-- Start of Source material --

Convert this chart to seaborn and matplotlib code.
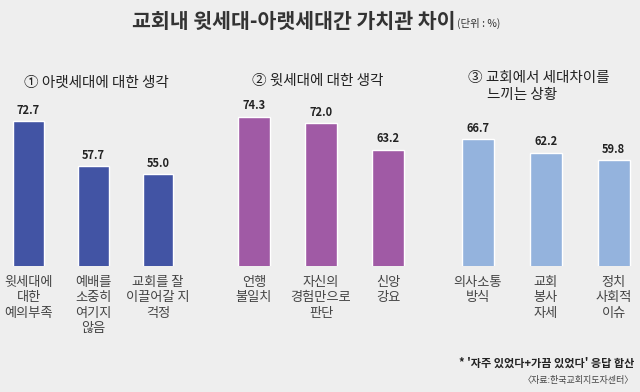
import pandas as pd
import matplotlib.pyplot as plt
import seaborn as sns

# 데이터
titles = ['① 아랫세대에 대한 생각', '② 윗세대에 대한 생각', '③ 교회에서 세대차이를', '느끼는 상황']
cats1 = ['윗세대에\n대한\n예의부족', '예배를\n소중히\n여기지\n않음', '교회를 잘\n이끌어갈 지\n걱정']
vals1 = [72.7, 57.7, 55.0]
cats2 = ['언행\n불일치', '자신의\n경험만으로\n판단', '신앙\n강요']
vals2 = [74.3, 72.0, 63.2]
cats3 = ['의사소통\n방식', '교회\n봉사\n자세', '정치\n사회적\n이슈']
vals3 = [66.7, 62.2, 59.8]
colors = ['#4254a4', '#a05aa5', '#94b3dd']

sns.set_style('white')
plt.rcParams['font.family'] = ['Noto Sans CJK KR', 'DejaVu Sans']

W, H = 640, 392
fig = plt.figure(figsize=(6.4, 3.92), dpi=100, facecolor='#eeeeee')

# 패널 위치 (픽셀): 왼쪽, 폭, x축 범위
panels = [
    (0, 195, (-0.44, 2.57)),
    (210, 210, (-0.657, 2.478)),
    (420, 220, (-0.849, 2.387)),
]
y_bot, y_top = 266, 60
ylim = (24, 24 + (y_bot - y_top) / 2.97)

data = [(cats1, vals1), (cats2, vals2), (cats3, vals3)]
for i, ((left, width, xl), (cats, vals)) in enumerate(zip(panels, data)):
    ax = fig.add_axes([left / W, (H - y_bot) / H, width / W, (y_bot - y_top) / H])
    ax.set_facecolor('none')
    df = pd.DataFrame({'cat': cats, 'val': vals})
    sns.barplot(data=df, x='cat', y='val', color=colors[i], saturation=1,
                width=0.47, ax=ax)
    ax.set_xlim(*xl)
    ax.set_ylim(*ylim)
    for s in ax.spines.values():
        s.set_visible(False)
    ax.set_xlabel('')
    ax.set_ylabel('')
    ax.set_yticks([])
    ax.tick_params(axis='x', length=0, pad=7, labelsize=9.5, labelcolor='#444444')
    for t in ax.get_xticklabels():
        t.set_linespacing(1.25)
    for p in ax.patches:
        ax.annotate(f'{p.get_height():.1f}',
                    (p.get_x() + p.get_width() / 2, p.get_height()),
                    xytext=(0, 3), textcoords='offset points',
                    ha='center', va='bottom', fontsize=8, fontweight='bold',
                    color='#222222')

# 패널 제목
fig.text(96 / W, 1 - 83 / H, titles[0], ha='center', va='center', fontsize=10.5, color='#222222')
fig.text(318 / W, 1 - 81 / H, titles[1], ha='center', va='center', fontsize=10.5, color='#222222')
fig.text(468 / W, 1 - 78 / H, titles[2], ha='left', va='center', fontsize=10.5, color='#222222')
fig.text(487 / W, 1 - 95 / H, titles[3], ha='left', va='center', fontsize=10.5, color='#222222')

# 제목
fig.text(455 / W, 1 - 21 / H, '교회내 윗세대-아랫세대간 가치관 차이', ha='right', va='center',
         fontsize=14.8, fontweight='bold', color='#333333')
fig.text(457 / W, 1 - 23 / H, '(단위 : %)', ha='left', va='center', fontsize=7.5, color='#333333')

# 주석
fig.text(634 / W, 1 - 363 / H, "* '자주 있었다+가끔 있었다' 응답 합산", ha='right', va='center',
         fontsize=8, fontweight='bold', color='#222222')
fig.text(634 / W, 1 - 380 / H, '〈자료:한국교회지도자센터〉', ha='right', va='center',
         fontsize=6.5, color='#444444')

fig.savefig('out.png', dpi=100, facecolor=fig.get_facecolor())
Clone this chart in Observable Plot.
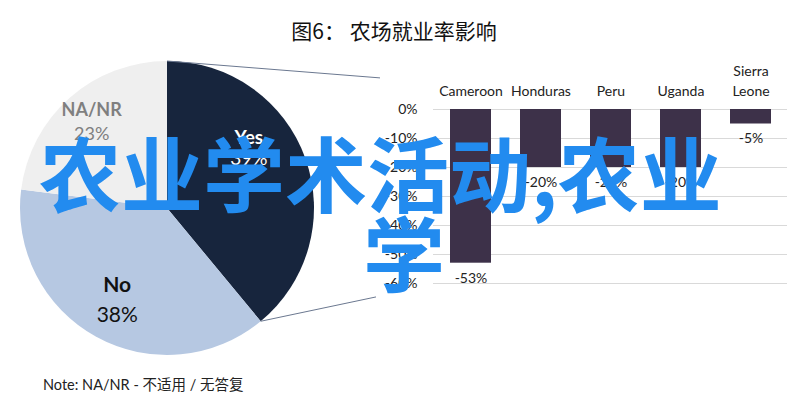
<!DOCTYPE html>
<html><head><meta charset="utf-8">
<script src="https://cdn.jsdelivr.net/npm/d3@7"></script>
<script src="https://cdn.jsdelivr.net/npm/@observablehq/plot@0.6"></script>
<style>
body{margin:0;background:#fff;}
#wrap{position:relative;width:808px;height:414px;overflow:hidden;background:#fff;font-family:Lato,"Noto Sans CJK SC",sans-serif;}
#title{position:absolute;left:0;top:17px;width:788px;text-align:center;font-family:"Noto Sans CJK SC";font-size:21px;color:#111;line-height:26px;}
#pie{position:absolute;left:0;top:57px;}
#bars{position:absolute;left:380px;top:55px;}
#note{position:absolute;left:43px;top:375px;font-size:14.5px;color:#222;line-height:20px;}
#overlay{position:absolute;left:0;top:0;pointer-events:none;}
</style></head>
<body><div id="wrap">
<div id="title"></div>
<div id="pie"></div>
<div id="bars"></div>
<div id="note"></div>
</div>
<script>
// ---- data ----
const titleText = "图6： 农场就业率影响";
const noteText = "Note: NA/NR - 不适用 / 无答复";
const pieLabels = ["Yes", "No", "NA/NR"];
const pieValues = [39, 38, 23];
const pieColors = ["#17253d", "#b6c8e2", "#efefef"];
const countries = ["Cameroon", "Honduras", "Peru", "Uganda", "Sierra\nLeone"];
const changes = [-0.53, -0.20, -0.20, -0.20, -0.05];
const yTicks = [0, -0.1, -0.2, -0.3, -0.4, -0.5, -0.6];
const overlayLines = ["农业学术活动,农业", "学"];

document.getElementById("title").textContent = titleText;
document.getElementById("note").textContent = noteText;

// ---- pie ----
const arcs = d3.pie().sort(null).value(d => d)(pieValues);
const slices = arcs.map((a, i) => ({label: pieLabels[i], value: pieValues[i], start: a.startAngle, end: a.endAngle}));
const colorOf = d3.scaleOrdinal(pieLabels, pieColors);
const labelStyle = {
  "Yes":   {color: "#ffffff", size: 19, k: 0.69, f: 0.38, gap: 21},
  "No":    {color: "#111111", size: 21, k: 0.71, f: 0.5, gap: 30},
  "NA/NR": {color: "#7f7f7f", size: 18, k: 0.78, f: 0.5, gap: 24}
};
const R = 147;
function lx(d) { const s = labelStyle[d.label]; const a = d.start + (d.end - d.start) * s.f; return s.k * Math.sin(a); }
function ly(d) { const s = labelStyle[d.label]; const a = d.start + (d.end - d.start) * s.f; return s.k * Math.cos(a); }

function pieMark(index, scales, values, dimensions) {
  const cx = scales.x(0), cy = scales.y(0), r = scales.x(1) - scales.x(0);
  const g = d3.create("svg:g");
  const arc = d3.arc().innerRadius(0).outerRadius(r);
  g.selectAll("path").data(slices).join("path")
    .attr("transform", `translate(${cx},${cy})`)
    .attr("d", d => arc({startAngle: d.start, endAngle: d.end}))
    .attr("fill", d => colorOf(d.label));
  const yes = slices[0];
  const p1 = [cx + r * Math.sin(yes.start), cy - r * Math.cos(yes.start)];
  const p2 = [cx + r * Math.sin(yes.end), cy - r * Math.cos(yes.end)];
  const W = dimensions.width;
  g.append("line").attr("x1", p1[0]).attr("y1", p1[1]).attr("x2", W - 5).attr("y2", cy - 0.885 * r)
    .attr("stroke", "#6b7890").attr("stroke-width", 1);
  g.append("line").attr("x1", p2[0]).attr("y1", p2[1]).attr("x2", W - 9).attr("y2", cy + 0.605 * r)
    .attr("stroke", "#6b7890").attr("stroke-width", 1);
  return g.node();
}

const piePlot = Plot.plot({
  width: 385, height: 305, margin: 0,
  x: {domain: [-1, 1], range: [20, 314], axis: null},
  y: {domain: [-1, 1], range: [298, 4], axis: null},
  style: {fontFamily: "Lato, 'Noto Sans CJK SC', sans-serif", background: "transparent"},
  marks: [
    pieMark,
    Plot.text(slices, {x: lx, y: d => ly(d) + labelStyle[d.label].gap / 2 / R, text: d => d.label,
      fill: d => labelStyle[d.label].color, fontSize: d => labelStyle[d.label].size, fontWeight: "bold"}),
    Plot.text(slices, {x: lx, y: d => ly(d) - labelStyle[d.label].gap / 2 / R, text: d => d.value + "%",
      fill: d => labelStyle[d.label].color, fontSize: d => labelStyle[d.label].size})
  ]
});
document.getElementById("pie").appendChild(piePlot);

// ---- bars ----
const barData = countries.map((c, i) => ({country: c, value: changes[i]}));
const pct = d => Math.round(d * 100) + "%";
const barPlot = Plot.plot({
  width: 420, height: 245,
  marginLeft: 53, marginRight: 13, marginTop: 54, marginBottom: 17,
  x: {domain: countries, paddingInner: 0.42, paddingOuter: 0.21, label: null},
  y: {domain: [-0.6, 0], label: null},
  style: {fontFamily: "Lato, 'Noto Sans CJK SC', sans-serif", fontSize: "14px", color: "#222", background: "transparent"},
  marks: [
    Plot.gridY(yTicks, {stroke: "#d9d9d9", strokeOpacity: 1}),
    Plot.axisY(yTicks, {tickSize: 0, tickPadding: 16, tickFormat: pct, fontSize: 14, label: null}),
    Plot.axisX({anchor: "top", tickSize: 0, tickPadding: 14, fontSize: 14, label: null, lineHeight: 1.4}),
    Plot.barY(barData, {x: "country", y: "value", fill: "#3d3149"}),
    Plot.text(barData, {x: "country", y: "value", text: d => pct(d.value), dy: 15, fontSize: 14, fill: "#222"})
  ]
});
document.getElementById("bars").appendChild(barPlot);

// ---- overlay text ----
const ns = "http://www.w3.org/2000/svg";
const ov = document.createElementNS(ns, "svg");
ov.setAttribute("id", "overlay");
ov.setAttribute("width", 808); ov.setAttribute("height", 414);
const ovPos = [[39, 206], [363, 286]];
overlayLines.forEach((t, i) => {
  const el = document.createElementNS(ns, "text");
  el.setAttribute("x", ovPos[i][0]); el.setAttribute("y", ovPos[i][1]);
  el.setAttribute("font-size", 82);
  el.setAttribute("font-weight", 700);
  el.setAttribute("font-family", "Noto Sans CJK SC");
  el.setAttribute("fill", "#228bef");
  el.textContent = t;
  ov.appendChild(el);
});
document.getElementById("wrap").appendChild(ov);
</script>
</body></html>
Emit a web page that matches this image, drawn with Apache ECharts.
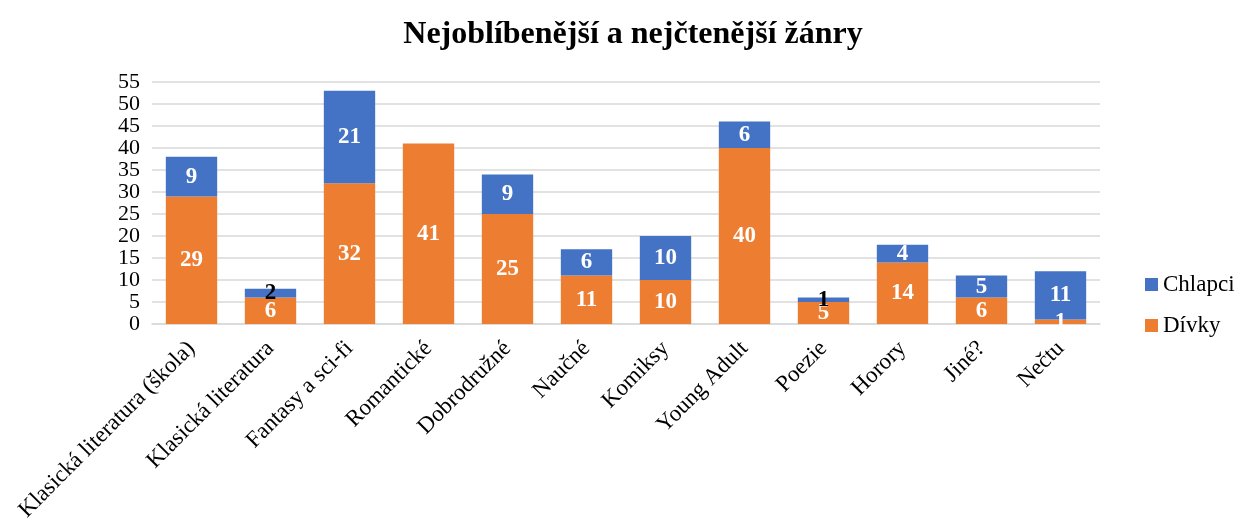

-- End of Source material --

### Exercise
Give again, exactly, the lines from the start of the data through the one holding "import seaborn as sns"; omit the pictures.

### Result for this task
Convert this chart to seaborn and matplotlib code.
import pandas as pd
import matplotlib.pyplot as plt
import seaborn as sns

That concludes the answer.